Il reste que la Pologne dispose d’un réel poids diplomatique et militaire en « Europe médiane », sur le flanc oriental de l’OTAN, ainsi prudemment nommé (un « flanc » redevenu une ligne d’opposition Est/Ouest). Et si Vladimir Poutine faisait le choix de l’option militaire en Ukraine ou bien lançait des opérations dites « hybrides » contre certains pays européens, ce « flanc » deviendrait un front, avec la Pologne comme bastion stratégique et point d’appui. L’efficacité du processus politico-militaire « otanien », la défense de l’Europe et les équilibres géopolitiques au sein du monde occidental demandent que la place et le rôle de la Pologne soient reconsidérés : elle devrait rejoindre un futur « Quint » euro-atlantique.
Professeur agrégé d’histoire-géographie et chercheur à l’Institut Français de Géopolitique (Université Paris VIII). Auteur de plusieurs ouvrages, il travaille au sein de l’Institut Thomas More sur les enjeux géopolitiques et de défense en Europe. Ses domaines de recherche couvrent la zone Baltique-mer Noire, l’Eurasie post-soviétique et la Méditerranée.
Notes
- À proprement parler, il n’y a pas de candidature : ce directoire informel repose sur le principe de la cooptation. La participation à une telle instance implique un certain poids diplomatico-militaire et la volonté d’exercer des responsabilités allant au-delà d’une définition limitative des intérêts nationaux. Sur le « minilatéralisme » et le rôle du Quad euro-atlantique, voir Tony Corn, « L’âge des directoires et l’avenir de la France », Le Débat, 11, 1er septembre 2014.

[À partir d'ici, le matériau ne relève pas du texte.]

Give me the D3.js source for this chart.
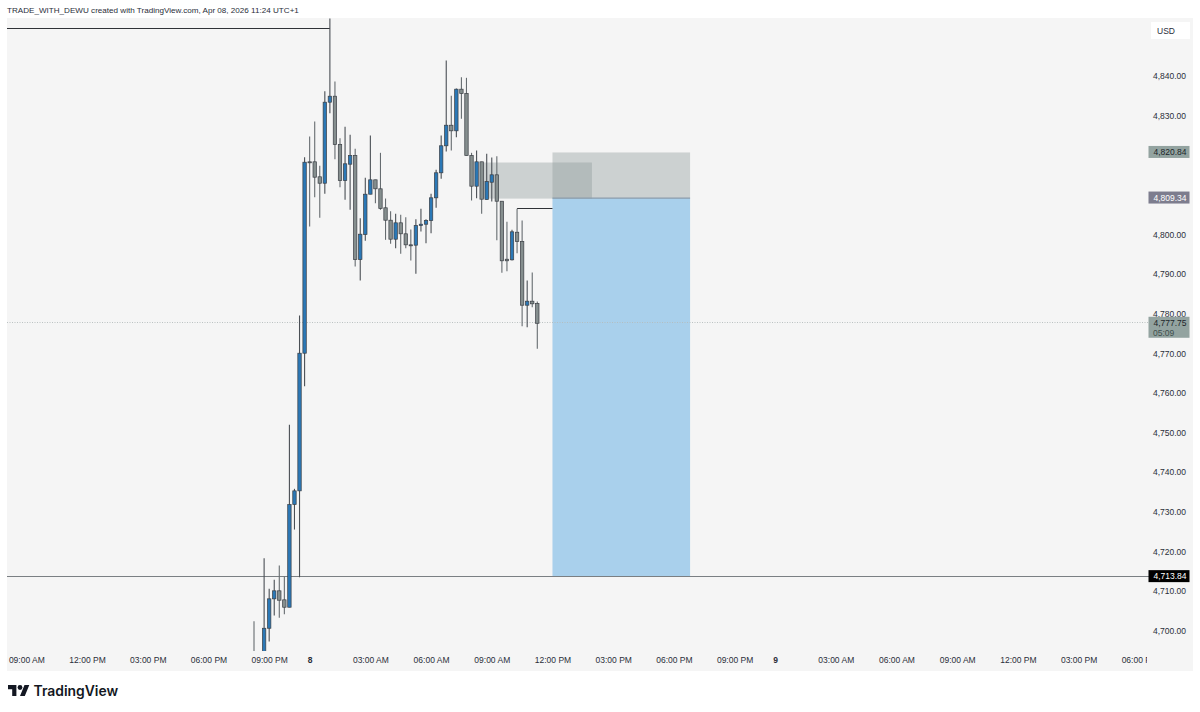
<!DOCTYPE html>
<html><head><meta charset="utf-8">
<script src="https://cdnjs.cloudflare.com/ajax/libs/d3/7.8.5/d3.min.js"></script>
<style>html,body{margin:0;padding:0;background:#fff}svg{display:block}
.ax text{font-family:"Liberation Sans",sans-serif;font-size:8.5px;fill:#2a2e39}
</style></head><body><svg id="c" width="1200" height="712"></svg>
<script>
const opens=[4694,4691,4693,4700.82,4708.24,4710.26,4707.99,4706.12,4732.03,4735.48,4770.20,4818.48,4818.48,4814.70,4813.08,4833.52,4835.03,4822.85,4813.76,4817.88,4820.07,4793.83,4800.14,4810.31,4813.94,4811.67,4806.88,4803.75,4798.96,4803.09,4800.32,4797.54,4797.45,4802.41,4802.74,4803.67,4809.40,4815.71,4822.52,4827.71,4826.30,4836.80,4835.71,4820.07,4812.33,4818.48,4808.97,4813.33,4815.20,4808.54,4793.91,4793.76,4800.72,4798.38,4782.31,4783.32,4782.73];
const highs=[4702.59,4694,4718.48,4710.76,4713.03,4716.64,4713.86,4752.13,4735.99,4779.71,4819.64,4824.86,4828.65,4817.47,4836.29,4854.63,4838.74,4824.43,4827.31,4825.29,4821.76,4804.25,4814.44,4825.12,4813.94,4820.75,4809.22,4806.02,4805.36,4805.11,4804.51,4801.40,4804.00,4806.62,4804.00,4810.41,4816.46,4825.12,4844.04,4835.13,4837.00,4839.82,4839.67,4820.75,4821.33,4818.48,4820.50,4819.57,4819.89,4808.54,4803.34,4801.33,4806.62,4803.67,4788.54,4790.56,4783.24];
const lows=[4688,4686,4692,4697.47,4704.03,4703.44,4704.35,4706.12,4725.72,4713.69,4761.87,4802.16,4809.55,4804.35,4810.41,4830.74,4819.14,4812.07,4808.90,4806.37,4792.07,4788.54,4798.55,4810.31,4808.04,4806.37,4798.80,4797.80,4796.69,4795.27,4796.69,4793.58,4790.23,4800.90,4797.95,4800.47,4806.88,4814.19,4821.08,4821.33,4824.69,4829.33,4820.07,4808.72,4809.30,4805.36,4808.97,4808.47,4798.70,4790.48,4790.88,4793.56,4795.42,4777.01,4776.76,4781.80,4771.31];
const closes=[4690,4692,4700.82,4708.24,4710.26,4707.89,4706.12,4732.03,4735.48,4770.20,4818.38,4818.30,4814.60,4813.08,4833.52,4835.03,4822.85,4813.76,4817.98,4820.07,4793.83,4800.22,4810.31,4813.94,4811.67,4806.70,4803.75,4798.96,4803.09,4800.32,4797.54,4797.45,4802.41,4802.74,4803.67,4809.40,4815.71,4822.52,4827.71,4826.30,4836.80,4835.71,4820.07,4812.33,4818.48,4809.05,4813.51,4815.20,4808.54,4793.51,4793.51,4800.82,4798.38,4782.31,4783.32,4782.66,4777.75];

const priceTicks=[4840,4830,4800,4790,4780,4770,4760,4750,4740,4730,4720,4710,4700];
const timeTickBars=[-45,-33,-21,-9,3,11,23,35,47,59,71,83,95,103,115,127,139,151,163,175];
const timeTickLabels=["09:00 AM","12:00 PM","03:00 PM","06:00 PM","09:00 PM","8","03:00 AM","06:00 AM","09:00 AM","12:00 PM","03:00 PM","06:00 PM","09:00 PM","9","03:00 AM","06:00 AM","09:00 AM","12:00 PM","03:00 PM","06:00 PM"];
const lastPrice=4777.75, shortEntry=4809.34, shortStop=4820.84, shortTarget=4713.84;
const zoneTop=4818.3, zoneBottom=4809.2, highLine=4852, sweepLine=4806.62;
const titleText="TRADE_WITH_DEWU created with TradingView.com, Apr 08, 2026 11:24 UTC+1";

const L=7,R=1147,T=18,B=651,PANE_R=1193,PANE_B=671;
const svg=d3.select("#c");
const x=d3.scaleLinear().domain([0,56]).range([254,537.3]);
const y=d3.scaleLinear().domain([4840,4700]).range([76.5,631.5]);

const defs=svg.append("defs");
defs.append("clipPath").attr("id","plot").append("rect").attr("x",L).attr("y",T).attr("width",R-L+3).attr("height",B-T);
defs.append("clipPath").attr("id","timeclip").append("rect").attr("x",L).attr("y",B).attr("width",R-L).attr("height",PANE_B-B);

svg.append("rect").attr("x",L).attr("y",T).attr("width",PANE_R-L).attr("height",PANE_B-T).attr("fill","#f5f5f5");

svg.append("text").attr("x",7).attr("y",13).attr("font-family","'Liberation Sans',sans-serif").attr("font-size",8.1).attr("fill","#2a2e39").text(titleText);

const plot=svg.append("g").attr("clip-path","url(#plot)");
function band(i0,i1,p0,p1,fill,op){plot.append("rect").attr("x",x(i0)).attr("width",x(i1)-x(i0)).attr("y",y(p0)).attr("height",y(p1)-y(p0)).attr("fill",fill).attr("fill-opacity",op);}
const LEFT=x.invert(L),I0=59,I1=86.2,Z0=45.2,Z1=66.8;
band(I0,I1,shortEntry,shortTarget,"#a9d0ec",1);
band(I0,I1,shortStop,shortEntry,"#8f9a9a",0.4);
band(Z0,Z1,zoneTop,zoneBottom,"#8f9a9a",0.4);
plot.append("line").attr("x1",x(I0)).attr("x2",x(I1)).attr("y1",y(shortEntry)).attr("y2",y(shortEntry)).attr("stroke","#8b9cab").attr("stroke-width",1.2);
function hline(i0,i1,p,col,w,dash){const l=plot.append("line").attr("x1",x(i0)).attr("x2",x(i1)).attr("y1",Math.round(y(p))-0.5).attr("y2",Math.round(y(p))-0.5).attr("stroke",col).attr("stroke-width",w);if(dash)l.attr("stroke-dasharray",dash);}
hline(LEFT,x.invert(R+3),lastPrice,"#b4bcbc",0.9,"1 1.5");
hline(LEFT,x.invert(R+3),shortTarget,"#7a7f83",1);
hline(LEFT,15,highLine,"#2f3237",1);
hline(52,I0,sweepLine,"#2f3237",1);
const idx=d3.range(opens.length);
plot.selectAll("line.w").data(idx).join("line").attr("class","w")
 .attr("x1",i=>x(i)).attr("x2",i=>x(i)).attr("y1",i=>y(highs[i])).attr("y2",i=>y(lows[i]))
 .attr("stroke",i=>closes[i]>=opens[i]?"#4a4f55":"#666c70").attr("stroke-width",1.1);
const bw=3.4;
plot.selectAll("rect.b").data(idx).join("rect").attr("class","b")
 .attr("x",i=>x(i)-bw/2).attr("width",bw)
 .attr("y",i=>y(Math.max(opens[i],closes[i])))
 .attr("height",i=>Math.max(1,Math.abs(y(opens[i])-y(closes[i]))))
 .attr("fill",i=>closes[i]>=opens[i]?"#2b78b6":"#858e8e")
 .attr("stroke","#3a3e44").attr("stroke-width",0.7);

const ya=svg.append("g").attr("class","ax").attr("transform","translate(1186,-0.7)")
 .call(d3.axisLeft(y).tickValues(priceTicks).tickSize(0).tickPadding(0).tickFormat(d3.format(",.2f")));
ya.select(".domain").remove();
const xa=svg.append("g").attr("clip-path","url(#timeclip)").attr("class","ax")
 .append("g").attr("transform",`translate(0,${B+1})`)
 .call(d3.axisBottom(x).tickValues(timeTickBars).tickSize(0).tickPadding(5).tickFormat((d,i)=>timeTickLabels[i]));
xa.select(".domain").remove();
xa.selectAll("text").style("font-weight",(d,i)=>timeTickLabels[i].length===1?"bold":null);

function tag(p,fill,col,h,label,sub){
 const cy=y(p)-0.5;
 const g=svg.append("g");
 g.append("rect").attr("x",1148.5).attr("y",cy-6).attr("width",41).attr("height",h).attr("fill",fill);
 g.append("text").attr("x",1186.5).attr("y",cy+3).attr("text-anchor","end").attr("font-family","'Liberation Sans',sans-serif").attr("font-size",8.5).attr("fill",col).text(label);
 if(sub)g.append("text").attr("x",1153).attr("y",cy+12.8).attr("font-family","'Liberation Sans',sans-serif").attr("font-size",8.5).attr("fill","#3f4f4d").text(sub);
}
const money=d3.format(",.2f");
tag(shortStop,"#93a3a0","#20262a",12,money(shortStop));
tag(shortEntry,"#7d7d8e","#fff",12,money(shortEntry));
tag(lastPrice,"#93a3a0","#20262a",21,money(lastPrice),"05:09");
tag(shortTarget,"#000","#fff",12,money(shortTarget));

svg.append("rect").attr("x",1151).attr("y",22).attr("width",39).attr("height",17).attr("fill","#fff");
svg.append("text").attr("x",1157).attr("y",34).attr("font-family","'Liberation Sans',sans-serif").attr("font-size",8.5).attr("fill","#2a2e39").text("USD");

const logo=svg.append("g").attr("transform","translate(8,682.7) scale(0.6)").attr("fill","#131722");
logo.append("path").attr("d","M14 22H7V11H0V4h14v18zM28 22h-8l7.5-18h8L28 22z");
logo.append("circle").attr("cx",20).attr("cy",8).attr("r",4);
svg.append("text").attr("x",33.5).attr("y",696).attr("font-family","Inter,'Liberation Sans',sans-serif").attr("font-size",13.9).attr("font-weight",600).attr("fill","#131722").text("TradingView");
</script></body></html>
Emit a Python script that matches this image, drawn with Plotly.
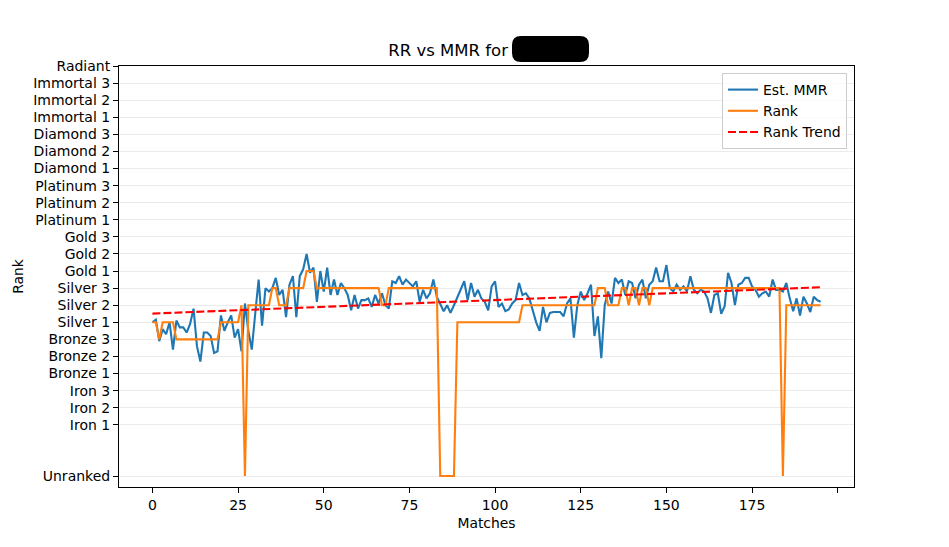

- Au pouvoir entre 2005 et 2007, le PiS dispose d’une majorité législative depuis novembre 2015 et gouverne donc la Pologne. Fondé en 2001 par Jarosław Kaczyński et son frère Lech Kaczyński, le PiS est un parti national-conservateur et eurosceptique.
- En 1603, un premier « faux Dimitri » se fit passer pour le fils d’Ivan le Terrible et donc l’héritier légitime de la Moscovie. Soutenue par des magnats polonais, une armée composite (Polonais, Lituaniens, mercenaires allemands, exilés russes et cosaques) lui permit d’entrer à Moscou, ce qui déclencha une guerre polono-russe (1605-1618).
- Sur ce point, voir l’entretien entre Bill Clinton et Boris Eltsine, à Istanbul, le 19 novembre 1999 (p. 562).
- Sur la question plus générale des négociations américano-soviétiques à propos de l’OTAN, au moment où l’Allemagne s’acheminait vers sa réunification, voir Olivier Schmitt, « L’OTAN et la Russie : aux sources des tensions », DSI, hors-série n° 57, décembre 2017–janvier 2018. Sur les rapports entre la Russie et l’OTAN depuis la fin de la guerre froide, voir « Les relations OTAN-Russie : rétrospective », site de l’OTAN, 2020.
- Le 26 octobre 2021, le PiS a déposé un projet de loi sur « la défense de la patrie » qui a pour objectif de moderniser et d’adapter les forces armées polonaises aux menaces qui pèseraient sur le pays, avant tout du côté de la Russie.
- Cette initiative entre en résonance avec le projet d’Intermarium de Joseph Pilsudski, fondateur de la Deuxième République polonaise. Voir Françoise Thom, « La vision géopolitique de Pilsudski », Journée d’étude du Centre d’études des mondes russe, caucasien et centre-européen sur le mouvement Prométhée (avril 2008), in La Marche à rebours, Presses de la Sorbonne, 2021.
- La Pologne-Lituanie est l’autre appellation de la « république des Deux Nations ». De 1569 à 1795, cette république aristocratique regroupait le royaume de Pologne et le grand-duché de Lituanie. Cette « Première République » s’étendait de la Baltique à la mer Noire, sur une superficie environ deux fois supérieure à celle du royaume de France à la même époque.
- Outre la Pologne et la Croatie, l’Initiative des trois mers inclut la République tchèque, la Slovaquie, la Hongrie, la Lituanie, la Lettonie, l’Estonie, l’Autriche, la Slovénie, la Roumanie et la Bulgarie. Elle a été fortement soutenue par l’Administration Trump. Pour sa part, Joe Biden a d’abord cherché un accord avec l’Allemagne, dans la perspective d’un recentrage sur la menace chinoise.
- Prévue pour le 1er février dernier, l’annonce officielle a été reportée du fait d’une indisposition de Liz Truss, secrétaire d’État au Foreign Office. Toujours est-il que le Royaume-Uni s’affirme comme un partenaire stratégique essentiel pour l’Ukraine (un accord de 2 milliards de dollars, fourniture d’armes antichars, construction de navires et de bases navales).